General Ashfaq Parvez Kayani, considered by the US as a pivotal figure in the "war on terror", said yesterday Pakistan had never agreed to allow the US to operate on Pakistani territory, and that unilateral attacks risked undermining joint efforts against insurgents.All I can do is add this to my growing list of posts on Pakistan :-(
"Falling for short-term gains while ignoring our long-term interest is not the right way forward," Kayani warned.
Kayani usually keeps a low profile so his open rebuke of the US is likely to make policymakers in Washington sit up and take notice.
Today, Pakistan's prime minister, Yousaf Raza Gilani, said Kayani reflected government opinion and policy.
Robert Dreyfuss, writing in The Nation, compares the US' forays into Pakistan with how we expanded the war from Vietnam into the neighboring Cambodia. Dreyfuss writes,
The Times reports today that President Bush gave an order in July allowing US Special Forces "to carry out ground assaults inside Pakistan without the prior approval of the Pakistani government ...
... There could hardly be a worse strategy. It risks inflaming Pakistani public opinion against the United States and boost the religious parties. It will make the new Pakistani government look like pawns or puppets of the United States, which won't exactly make them popular among Pakistanis. And, of course, it won't be successful in eliminating Al Qaeda and the Taliban. Historians of the Vietnam war might compare the strategy to President Nixon's ill-fated decision to expand the war across the border into Cambodia in search of alleged Viet Cong "santuaries." That didn't work out well. ...
... Yesterday, testifying at a House committee, Adm.
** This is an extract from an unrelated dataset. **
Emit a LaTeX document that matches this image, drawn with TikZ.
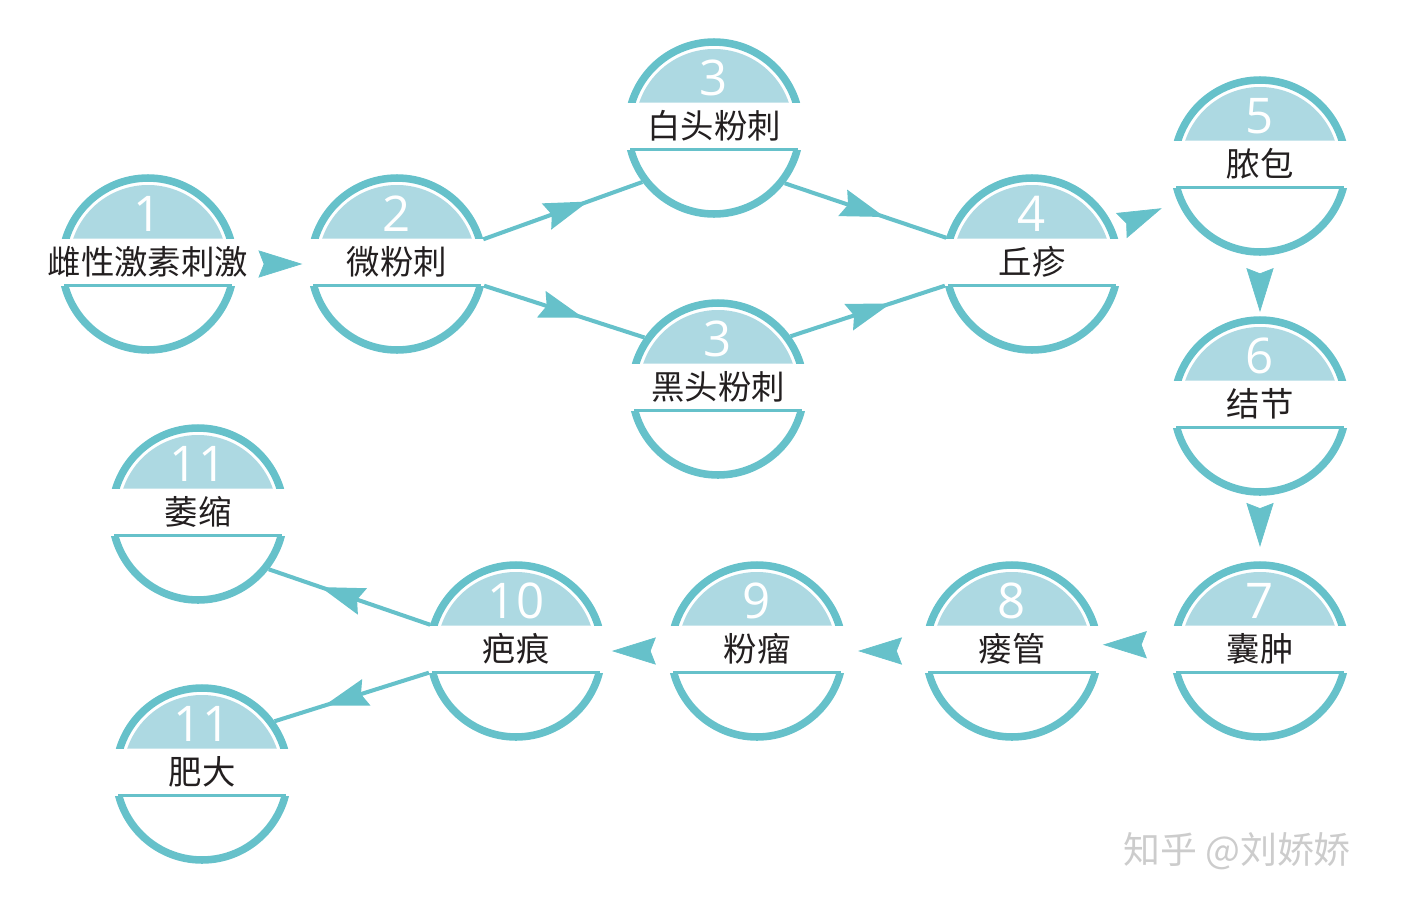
\documentclass[tikz,border=0pt]{standalone}
\usepackage{fontspec}
\newfontfamily\cjkfont{Noto Sans CJK SC}
\newfontfamily\numfont{Open Sans}
\usetikzlibrary{positioning, arrows.meta, calc, decorations.markings}
\definecolor{ringteal}{RGB}{102,193,202}
\definecolor{capblue}{RGB}{173,217,226}
\definecolor{labelink}{RGB}{35,31,32}

\begin{document}
\begin{tikzpicture}[
    x=0.02cm, y=0.02cm,
    ring/.style = {
        circle,
        draw=ringteal,
        line width=4.3pt,
        minimum size=3.44cm,
        inner sep=0pt
    },
    capfill/.style = {fill=capblue},
    band/.style = {
        fill=white,
        minimum width=3.8cm,
        minimum height=0.94cm,
        inner sep=1pt,
        text=labelink,
        font=\cjkfont\fontsize{19pt}{19pt}\selectfont
    },
    chord/.style = {draw=ringteal, line width=1.7pt},
    numlabel/.style = {
        text=white,
        inner sep=0pt,
        font=\numfont\fontsize{28pt}{28pt}\selectfont
    },
    headtip/.tip = {Stealth[length=25pt, width=15.5pt, inset=3pt]},
    link/.style = {
        draw=ringteal,
        line width=2.3pt,
        postaction={decorate},
        decoration={markings, mark=at position #1 with {\arrow[ringteal]{headtip}}}
    },
    headonly/.style = {
        decorate,
        decoration={markings, mark=at position #1 with {\arrow[ringteal]{headtip}}}
    },
    watermark/.style = {
        text=gray!40,
        font=\cjkfont\fontsize{21pt}{21pt}\selectfont
    }
]
\useasboundingbox (0,-910) rectangle (1404,0);

\foreach \nm/\x/\y/\num/\txt in {
    s1/148/264/1/雌性激素刺激,
    s2/397/264/2/微粉刺,
    s3a/714/128/3/白头粉刺,
    s3b/718/389/3/黑头粉刺,
    s4/1032/264/4/丘疹,
    s5/1260/166/5/脓包,
    s6/1260/406/6/结节,
    s7/1260/651/7/囊肿,
    s8/1012/651/8/瘘管,
    s9/757/651/9/粉瘤,
    s10/516/651/10/疤痕,
    s11a/198/514/11/萎缩,
    s11b/202/774/11/肥大} {
    \node[ring] (\nm) at (\x,-\y) {};
    \fill[capfill] (\nm.center) ++(18.8:79) arc[start angle=18.8, end angle=161.2, radius=79] -- cycle;
    \node[band] (\nm-label) at ($(\nm.center)+(0,2)$) {\txt};
    \draw[chord] ($(\nm.center)+(-84,-21.5)$) -- ++(168,0);
    \node[numlabel] (\nm-num) at ($(\nm.center)+(0,50)$) {\num};
}

\path[headonly=0.93] (s1) -- (s2);
\draw[link=0.66] (s2.16) -- (s3a.217);
\draw[link=0.62] (s2.346) -- (s3b.145);
\draw[link=0.62] (s3a.322) -- (s4.163);
\draw[link=0.65] (s3b.36) -- (s4.194);
\path[headonly=0.75] (s4) -- (s5);
\path[headonly=0.93] (s5) -- (s6);
\path[headonly=0.78] (s6) -- (s7);
\path[headonly=0.98] (s7.176) -- (s8.4);
\path[headonly=0.85] (s8) -- (s9);
\path[headonly=0.9] (s9) -- (s10);
\draw[link=0.68] (s10.163) -- (s11a.322);
\draw[link=0.68] (s10.194) -- (s11b.36);

\node[watermark] (mark) at (1237,-851) {知乎 @刘娇娇};
\end{tikzpicture}
\end{document}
Mike Mullen, the chairman of the Joint Chiefs ("frankly, we are running out of time") pretty much confirmed the Times report: The nation's top military officer issued a blunt assessment yesterday of the war in Afghanistan and called for an overhaul in U.S. strategy there, warning that thousands more U.S. troops as well as greater U.S. military involvement across the border in Pakistan's tribal areas are needed to battle an intensifying insurgency.
Mullen has been the point man in US efforts to put pressure on Pakistan to allow more aggressive American attacks directly into Pakistan, meeting repeatedly with Kayani and other officials to demand that Islamabad surrender its national sovereignty.